Updated on June 13, 2015

If there is a God, there must also be a Goddess. Neither is more important than the other, both are in balance, together they create a Whole. --Marion Weinstein

We are all made up of aspects of both sexes. This is our balance. When we accept what we know to be truly ourselves, which is often much more than what the old role models for men and women allow, we can become complete.

Ask yourself... "What male and female strengths do I have within me?"

Is it a detriment as a male to have decidedly feminine qualities? Is sensitivity, thoughtfulness, empathy and chivalry only relegated to metro-sexual males and those men raised by a stern grandmother? On the other hand, is it a requirement to be part of the "boys' club" in the workplace where it is typical to talk about female co-workers in a derogatory fashion for kicks?

Are we still living with a worldview where powerful and driven women are considered the B-word, or worse, the C-word? In a world where both sides of a marriage are required to bring home the bacon, is it still the wife's duty to fry it up in a pan?

The non-fetish crossdresser skirts both sides of the gender coin. To define the crossdresser I speak of... he/she is not looking to cause a scene or be outrageous but instead wants to be accepted in society as a woman when dressed in feminine attire outside the home. Acceptance is the goal in his/her cause. Because the feminine and masculine sides are integral and fused in their mentality, you will encounter them as softer in demeanor and with a healthy respect for women. They often have more female friends and feel more comfortable around them versus hanging out with the guys.
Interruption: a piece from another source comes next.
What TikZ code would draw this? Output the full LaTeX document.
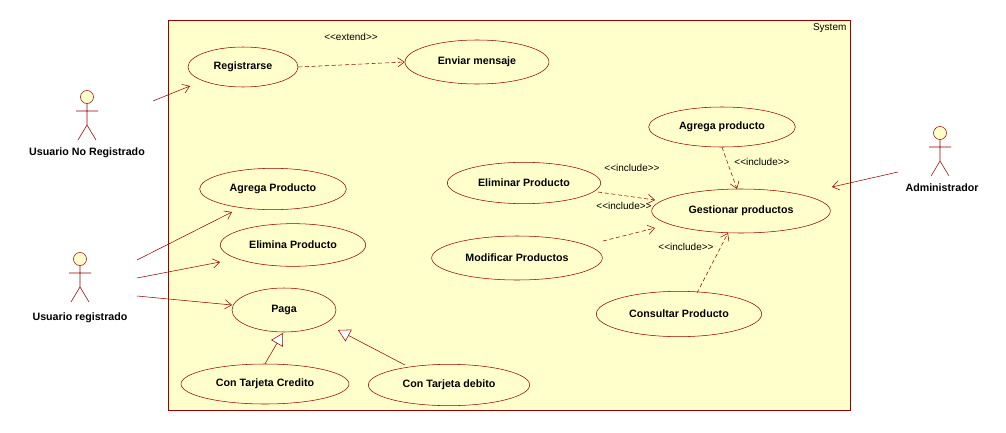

Is the combination of the masculine/feminine more enlightened or a detriment? I would like to say the former. The stereotypical male and female conventions seem to be blurring in the 21st century where certain former Olympians are labeled as the "new normal". Gender identity is not what I am referring to for the typical crossdresser. The simple merging of masculine and feminine mental traits is at play with the crossdresser, not the pursuit of drastic and final transition into the opposite sex.

The world may find itself realizing that the social and philosophical traditions of men and women in the new millennium will never be as they once were for Ozzie and Harriett, the Cleavers, or even the Brady Bunch. The world is moving on. The question is whether we as a society are truly ready to move on with it.